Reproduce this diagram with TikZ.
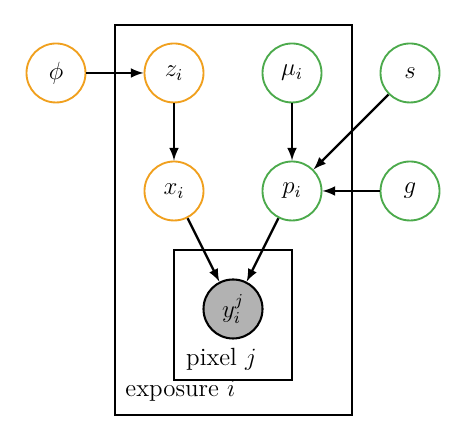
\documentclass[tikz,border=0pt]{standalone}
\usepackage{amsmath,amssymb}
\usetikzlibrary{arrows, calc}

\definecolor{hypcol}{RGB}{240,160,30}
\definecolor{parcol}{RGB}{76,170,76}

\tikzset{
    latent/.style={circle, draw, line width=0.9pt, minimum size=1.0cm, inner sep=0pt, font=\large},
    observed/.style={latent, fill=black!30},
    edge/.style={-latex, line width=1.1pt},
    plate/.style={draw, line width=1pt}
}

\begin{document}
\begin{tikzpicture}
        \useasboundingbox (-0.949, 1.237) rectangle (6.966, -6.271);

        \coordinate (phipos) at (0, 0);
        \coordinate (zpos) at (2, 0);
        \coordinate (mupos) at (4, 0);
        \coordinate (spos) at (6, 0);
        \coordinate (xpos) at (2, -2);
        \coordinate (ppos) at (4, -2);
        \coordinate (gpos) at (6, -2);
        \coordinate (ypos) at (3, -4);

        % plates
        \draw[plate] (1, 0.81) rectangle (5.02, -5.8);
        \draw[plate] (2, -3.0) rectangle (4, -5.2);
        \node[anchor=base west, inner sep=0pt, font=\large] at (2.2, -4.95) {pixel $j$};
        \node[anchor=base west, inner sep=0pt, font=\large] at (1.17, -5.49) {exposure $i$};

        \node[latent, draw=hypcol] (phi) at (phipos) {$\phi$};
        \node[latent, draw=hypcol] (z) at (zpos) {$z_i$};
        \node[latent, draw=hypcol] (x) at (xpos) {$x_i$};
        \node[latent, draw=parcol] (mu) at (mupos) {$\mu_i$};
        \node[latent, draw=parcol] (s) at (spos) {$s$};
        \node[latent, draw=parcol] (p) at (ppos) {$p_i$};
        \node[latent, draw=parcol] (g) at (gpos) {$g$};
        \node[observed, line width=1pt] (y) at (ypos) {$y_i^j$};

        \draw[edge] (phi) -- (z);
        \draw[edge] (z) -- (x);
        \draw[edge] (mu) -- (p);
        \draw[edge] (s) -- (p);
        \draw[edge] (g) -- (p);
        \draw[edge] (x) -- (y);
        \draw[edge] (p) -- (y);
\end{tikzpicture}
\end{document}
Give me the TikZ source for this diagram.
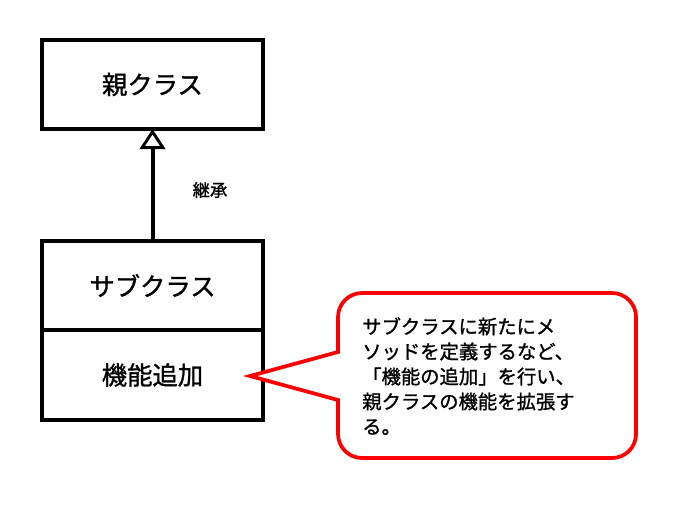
++++++
Aim —
Quote the preceding records in their entirety, excluding every picture.

The response —
Reproduce this diagram with TikZ.
\documentclass[tikz,border=0pt]{standalone}
\usepackage{amsmath,amssymb}
\usetikzlibrary{arrows, calc}

\definecolor{hypcol}{RGB}{240,160,30}
\definecolor{parcol}{RGB}{76,170,76}

\tikzset{
    latent/.style={circle, draw, line width=0.9pt, minimum size=1.0cm, inner sep=0pt, font=\large},
    observed/.style={latent, fill=black!30},
    edge/.style={-latex, line width=1.1pt},
    plate/.style={draw, line width=1pt}
}

\begin{document}
\begin{tikzpicture}
        \useasboundingbox (-0.949, 1.237) rectangle (6.966, -6.271);

        \coordinate (phipos) at (0, 0);
        \coordinate (zpos) at (2, 0);
        \coordinate (mupos) at (4, 0);
        \coordinate (spos) at (6, 0);
        \coordinate (xpos) at (2, -2);
        \coordinate (ppos) at (4, -2);
        \coordinate (gpos) at (6, -2);
        \coordinate (ypos) at (3, -4);

        % plates
        \draw[plate] (1, 0.81) rectangle (5.02, -5.8);
        \draw[plate] (2, -3.0) rectangle (4, -5.2);
        \node[anchor=base west, inner sep=0pt, font=\large] at (2.2, -4.95) {pixel $j$};
        \node[anchor=base west, inner sep=0pt, font=\large] at (1.17, -5.49) {exposure $i$};

        \node[latent, draw=hypcol] (phi) at (phipos) {$\phi$};
        \node[latent, draw=hypcol] (z) at (zpos) {$z_i$};
        \node[latent, draw=hypcol] (x) at (xpos) {$x_i$};
        \node[latent, draw=parcol] (mu) at (mupos) {$\mu_i$};
        \node[latent, draw=parcol] (s) at (spos) {$s$};
        \node[latent, draw=parcol] (p) at (ppos) {$p_i$};
        \node[latent, draw=parcol] (g) at (gpos) {$g$};
        \node[observed, line width=1pt] (y) at (ypos) {$y_i^j$};

        \draw[edge] (phi) -- (z);
        \draw[edge] (z) -- (x);
        \draw[edge] (mu) -- (p);
        \draw[edge] (s) -- (p);
        \draw[edge] (g) -- (p);
        \draw[edge] (x) -- (y);
        \draw[edge] (p) -- (y);
\end{tikzpicture}
\end{document}
Give me the TikZ source for this diagram.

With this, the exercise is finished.